Go through the entries one line at a time, and gather every line that has the word "this".

## START

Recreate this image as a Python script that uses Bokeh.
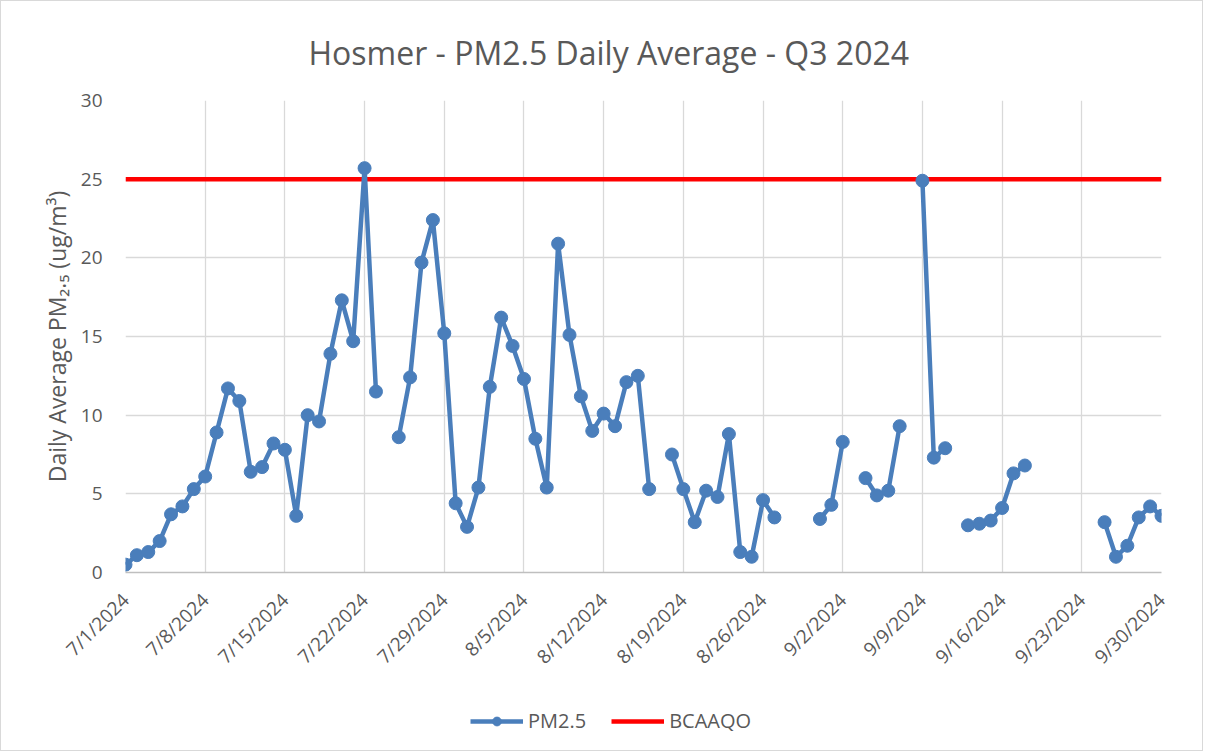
import numpy as np
import pandas as pd
from bokeh.plotting import figure
from bokeh.layouts import column
from bokeh.models import (FixedTicker, CustomJSTickFormatter, Legend, LegendItem,
                          Range1d, ColumnDataSource)
from bokeh.embed import file_html
from bokeh.resources import INLINE

# ---- data ----
start_date = "2024-07-01"
end_date = "2024-09-30"
pm25 = [0.5, 1.1, 1.3, 2.0, 3.7, 4.2, 5.3, 6.1, 8.9, 11.7, 10.9, 6.4, 6.7, 8.2,
        7.8, 3.6, 10.0, 9.6, 13.9, 17.3, 14.7, 25.7, 11.5, None, 8.6, 12.4, 19.7,
        22.4, 15.2, 4.4, 2.9, 5.4, 11.8, 16.2, 14.4, 12.3, 8.5, 5.4, 20.9, 15.1,
        11.2, 9.0, 10.1, 9.3, 12.1, 12.5, 5.3, None, 7.5, 5.3, 3.2, 5.2, 4.8, 8.8,
        1.3, 1.0, 4.6, 3.5, None, None, None, 3.4, 4.3, 8.3, None, 6.0, 4.9, 5.2,
        9.3, None, 24.9, 7.3, 7.9, None, 3.0, 3.1, 3.3, 4.1, 6.3, 6.8, None, None,
        None, None, None, None, 3.2, 1.0, 1.7, 3.5, 4.2, 3.6]
bcaaqo_level = 25
tick_dates = ["2024-07-01", "2024-07-08", "2024-07-15", "2024-07-22", "2024-07-29",
              "2024-08-05", "2024-08-12", "2024-08-19", "2024-08-26", "2024-09-02",
              "2024-09-09", "2024-09-16", "2024-09-23", "2024-09-30"]
y_ticks = [0, 5, 10, 15, 20, 25, 30]
series_names = ["PM2.5", "BCAAQO"]

dates = pd.date_range(start_date, end_date, freq="D")
pm = np.array([np.nan if v is None else v for v in pm25], dtype=float)
src = ColumnDataSource(dict(x=dates, y=pm))
bc_src = ColumnDataSource(dict(x=dates, y=[bcaaqo_level] * len(dates)))

FONT = "Open Sans"
GREY = "#595959"
BLUE = "#4a7ebb"
RED = "#ff0000"

p = figure(x_axis_type="datetime", frame_width=1036, frame_height=472,
           min_border_left=124, min_border_right=41, min_border_top=99,
           min_border_bottom=120, output_backend="svg", toolbar_location=None,
           title="Hosmer - PM2.5 Daily Average - Q3 2024")

p.x_range = Range1d(pd.Timestamp(start_date), pd.Timestamp(end_date))
p.y_range = Range1d(0, 30)

p.title.align = "left"
p.title.vertical_align = "top"
p.title.text_font = FONT
p.title.text_font_size = "32px"
p.title.text_font_style = "normal"
p.title.text_color = GREY
p.title.offset = 183
p.title.standoff = 50

p.outline_line_color = None
p.background_fill_color = "white"
p.border_fill_color = "white"

p.xgrid.grid_line_color = "#d9d9d9"
p.ygrid.grid_line_color = "#d9d9d9"
p.xgrid.grid_line_width = 1.3
p.ygrid.grid_line_width = 1.3

tick_ms = [pd.Timestamp(d).value // 10**6 for d in tick_dates]
p.xaxis.ticker = FixedTicker(ticks=tick_ms)
p.xaxis.formatter = CustomJSTickFormatter(code="""
    const d = new Date(tick);
    return (d.getUTCMonth()+1) + "/" + d.getUTCDate() + "/" + d.getUTCFullYear();
""")
p.xaxis.major_label_orientation = np.pi / 4
p.yaxis.ticker = FixedTicker(ticks=y_ticks)

for ax in (p.xaxis, p.yaxis):
    ax.major_tick_line_color = None
    ax.minor_tick_line_color = None
    ax.major_label_text_font = FONT
    ax.major_label_text_font_size = "19px"
    ax.major_label_text_color = GREY
p.xaxis.axis_line_color = "#bfbfbf"
p.xaxis.axis_line_width = 1.5
p.yaxis.axis_line_color = None
p.xaxis.major_label_standoff = 18
p.yaxis.major_label_standoff = 17

p.yaxis.axis_label = "Daily Average PM\u2082.\u2085 (ug/m\u00b3)"
p.yaxis.axis_label_text_font = FONT
p.yaxis.axis_label_text_font_size = "23px"
p.yaxis.axis_label_text_font_style = "normal"
p.yaxis.axis_label_text_color = GREY
p.yaxis.axis_label_standoff = 5

p.line("x", "y", source=bc_src, line_color=RED, line_width=4.5)
p.line("x", "y", source=src, line_color=BLUE, line_width=4.5)
p.scatter("x", "y", source=src, size=13, fill_color=BLUE, line_color=BLUE)

# ---- legend strip below the chart (its series sit outside its own ranges) ----
lg = figure(width=1201, height=58, min_border=0, output_backend="svg",
            toolbar_location=None, x_axis_location=None, y_axis_location=None,
            x_range=Range1d(0, 1), y_range=Range1d(0, 1))
lg.outline_line_color = None
lg.grid.visible = False
l_red = lg.line("x", "y", source=bc_src, line_color=RED, line_width=4.5)
l_bl = lg.line("x", "y", source=src, line_color=BLUE, line_width=4.5)
l_bm = lg.scatter("x", "y", source=src, size=13, fill_color=BLUE, line_color=BLUE)
legend = Legend(items=[LegendItem(label=series_names[0], renderers=[l_bl, l_bm]),
                       LegendItem(label=series_names[1], renderers=[l_red])],
                orientation="horizontal", location=(345, 16), margin=0,
                border_line_color=None, background_fill_alpha=0,
                label_text_font=FONT, label_text_font_size="20px",
                label_text_color=GREY, glyph_width=53, glyph_height=22,
                spacing=25, padding=0, label_standoff=5)
lg.add_layout(legend, "center")

layout = column(p, lg, spacing=0, styles={"border": "1px solid #d9d9d9"})

open("out.html", "w").write(file_html(layout, INLINE))
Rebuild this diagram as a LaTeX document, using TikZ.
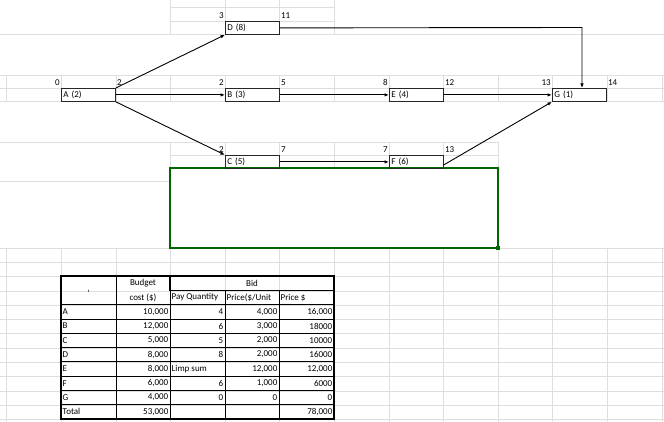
\documentclass[tikz,border=0pt]{standalone}
\usepackage{fontspec}
\setmainfont{Carlito}
\usetikzlibrary{arrows.meta}
\newcommand\trow[6]{%
  \node[tc,anchor=west] (r#1a) at (61,304.6+14.3*#1-7.15) {#2};
  \node[tc,anchor=east] (r#1b) at (170,304.6+14.3*#1-7.15) {#3};
  \node[tc,anchor=east] (r#1c) at (225,304.6+14.3*#1-7.15) {#4};
  \node[tc,anchor=east] (r#1d) at (279,304.6+14.3*#1-7.15) {#5};
  \node[tc,anchor=east] (r#1e) at (334,304.6+14.3*#1-7.15) {#6};}
\begin{document}
\begin{tikzpicture}[x=1pt,y=-1pt,
  grid/.style={draw=black!13,line width=0.8pt},
  act/.style={draw=black!85,line width=0.8pt,minimum width=54pt,minimum height=13pt,inner sep=1.5pt,anchor=north west,text width=50pt,align=left,font=\fontsize{9}{10}\selectfont},
  lbl/.style={inner sep=1pt,font=\fontsize{9}{10}\selectfont},
  arr/.style={draw=black,line width=0.9pt,-{Latex[length=4.5pt,width=3.5pt]}},
  tb/.style={draw=black,line width=1.1pt},
  tc/.style={inner sep=1.5pt,font=\fontsize{9}{10}\selectfont}]
\useasboundingbox (0,0) rectangle (664,422);
\fill[white] (0,0) rectangle (664,422);
% grid upper
\foreach \x in {170,225,279,334} \draw[grid] (\x,0) -- (\x,34);
\foreach \y in {7,21} \draw[grid] (170,\y) -- (334,\y);
\draw[grid] (0,34) -- (664,34);
\foreach \y in {75,88,101} \draw[grid] (0,\y) -- (664,\y);
\foreach \x in {6,61,116,170,225,279,334,389,443,498,552,607,662} \draw[grid] (\x,75) -- (\x,101);
\draw[grid] (0,142) -- (498,142);
\draw[grid] (170,155) -- (498,155);
\foreach \x in {170,225,279,334,389,443,498} \draw[grid] (\x,142) -- (\x,168);
\draw[grid] (0,181) -- (170,181);
% grid lower
\foreach \i in {0,...,12} \draw[grid] (0,248+14.3*\i) -- (664,248+14.3*\i);
\foreach \x in {6,61,116,170,225,279,334,389,443,498,552,607,662} \draw[grid] (\x,248) -- (\x,422);
% green selection
\draw[draw=green!40!black,line width=1.2pt,fill=white] (170,168) rectangle (498,248);
\fill[green!40!black] (496,246) rectangle (500,250);
% activities
\node[act] (A) at (61,88) {A (2)};
\node[act] (D) at (225,21) {D (8)};
\node[act] (B) at (225,88) {B (3)};
\node[act] (C) at (225,155) {C (5)};
\node[act] (E) at (389,88) {E (4)};
\node[act] (F) at (389,155) {F (6)};
\node[act] (G) at (552,88) {G (1)};
% times
\foreach \n/\es/\ef in {A/0/2,D/3/11,B/2/5,C/2/7,E/8/12,F/7/13,G/13/14}{
  \node[lbl,anchor=south east] (\n es) at ([yshift=1pt]\n.north west) {\es};
  \node[lbl,anchor=south west] (\n ef) at ([yshift=1pt]\n.north east) {\ef};
}
% arrows
\draw[arr] (A.north east) -- (D.south west);
\draw[arr] (A.east) -- (B.west);
\draw[arr] (A.south east) -- (C.north west);
\draw[arr] (B.east) -- (E.west);
\draw[arr] (C.east) -- (F.west);
\draw[arr] (E.east) -- (G.west);
\draw[arr] ([yshift=-3pt]F.east) -- (G.south west);
\coordinate (Dc) at (582,27.5);
\draw[arr] (D.east) -- (Dc) -- (G.north -| Dc);
% table
\foreach \i in {2,...,10} \draw[black,line width=0.7pt] (61,276+14.3*\i) -- (334,276+14.3*\i);
\draw[black,line width=0.7pt] (170,290.3) -- (334,290.3);
\draw[black,line width=0.7pt] (116,276) -- (116,419) (170,276) -- (170,419) (225,290.3) -- (225,419) (279,290.3) -- (279,419);
\draw[tb] (61,276) rectangle (334,419);
\draw[tb] (170,276) rectangle (334,290.3);
\node[tc] (h0) at (88.5,293) {`};
\node[tc] (h1) at (143,283.2) {Budget};
\node[tc] (h2) at (143,297.5) {cost (\$)};
\node[tc] (h3) at (252,283.2) {Bid};
\node[tc,anchor=west] (h4) at (170,297.5) {Pay Quantity};
\node[tc,anchor=west] (h5) at (225,297.5) {Price(\$/Unit};
\node[tc,anchor=west] (h6) at (279,297.5) {Price \$};
\trow{1}{A}{10,000}{4}{4,000}{16,000}
\trow{2}{B}{12,000}{6}{3,000}{18000}
\trow{3}{C}{5,000}{5}{2,000}{10000}
\trow{4}{D}{8,000}{8}{2,000}{16000}
\trow{5}{E}{8,000}{}{12,000}{12,000}
\trow{6}{F}{6,000}{6}{1,000}{6000}
\trow{7}{G}{4,000}{0}{0}{0}
\trow{8}{Total}{53,000}{}{}{78,000}
\node[tc,anchor=west] (lump) at (170,368.65) {Limp sum};
\end{tikzpicture}
\end{document}
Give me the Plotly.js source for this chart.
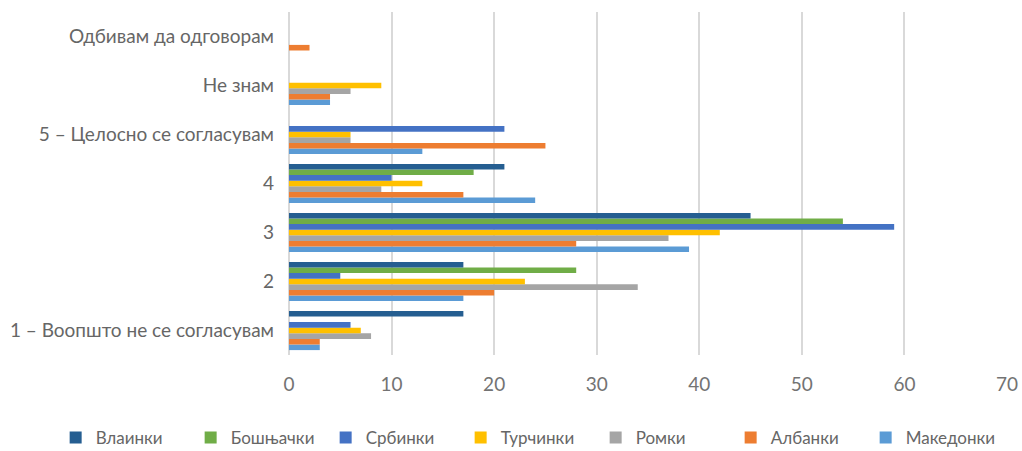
<!DOCTYPE html>
<html><head><meta charset="utf-8">
<script src="https://cdn.plot.ly/plotly-3.0.1.min.js"></script>
<style>html,body{margin:0;padding:0;background:#fff;}#chart{width:1022px;height:451px;}</style>
</head><body><div id="chart"></div>
<script>
const categories = ["1 – Воопшто не се согласувам", "2", "3", "4", "5 – Целосно се согласувам", "Не знам", "Одбивам да одговорам"];
const seriesNames = ["Македонки", "Албанки", "Ромки", "Турчинки", "Србинки", "Бошњачки", "Влаинки"];
const makedonki = [3, 17, 39, 24, 13, 4, 0];
const albanki   = [3, 20, 28, 17, 25, 4, 2];
const romki     = [8, 34, 37, 9, 6, 6, 0];
const turchinki = [7, 23, 42, 13, 6, 9, 0];
const srbinki   = [6, 5, 59, 10, 21, 0, 0];
const boshnjachki = [0, 28, 54, 18, 0, 0, 0];
const vlainki   = [17, 17, 45, 21, 0, 0, 0];
const seriesValues = [makedonki, albanki, romki, turchinki, srbinki, boshnjachki, vlainki];
const colors = ["#5B9BD5", "#ED7D31", "#A5A5A5", "#FFC000", "#4472C4", "#70AD47", "#255E91"];
const xTicks = [0, 10, 20, 30, 40, 50, 60, 70];

const traces = seriesNames.map((n, i) => ({
  type: "bar", orientation: "h", name: n,
  y: categories, x: seriesValues[i],
  marker: {color: colors[i]},
  hoverinfo: "x+name"
}));

const layout = {
  width: 1022, height: 451,
  margin: {l: 289, r: 15, t: 12, b: 96, autoexpand: false},
  barmode: "group", bargap: 0.2, bargroupgap: 0,
  font: {family: "Lato, 'Open Sans', sans-serif", color: "#595959"},
  paper_bgcolor: "#fff", plot_bgcolor: "#fff",
  xaxis: {
    range: [0, 70], tickvals: xTicks, ticktext: xTicks.map(String),
    showgrid: true, gridcolor: "#D9D9D9", gridwidth: 2,
    zeroline: true, zerolinecolor: "#D9D9D9", zerolinewidth: 2,
    tickfont: {size: 19, color: "#737373"}, ticklabelstandoff: 16,
    fixedrange: true, automargin: false
  },
  yaxis: {
    type: "category",
    categoryorder: "array", categoryarray: categories,
    range: [-0.5, categories.length - 0.5], autorange: false,
    tickfont: {size: 19, color: "#666666"}, ticks: "", showline: false,
    ticklabelstandoff: 14, automargin: false
  },
  legend: {
    orientation: "h", x: -0.325, xanchor: "left",
    y: -0.242, yanchor: "middle", traceorder: "reversed",
    font: {size: 17, color: "#666666"},
    entrywidth: 90, entrywidthmode: "pixels"
  },
  showlegend: true
};
Plotly.newPlot("chart", traces, layout, {displayModeBar: false, staticPlot: true});
</script></body></html>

## END

▶ ANSWER IN FULL
Recreate this image as a Python script that uses Bokeh.
Rebuild this diagram as a LaTeX document, using TikZ.
Give me the Plotly.js source for this chart.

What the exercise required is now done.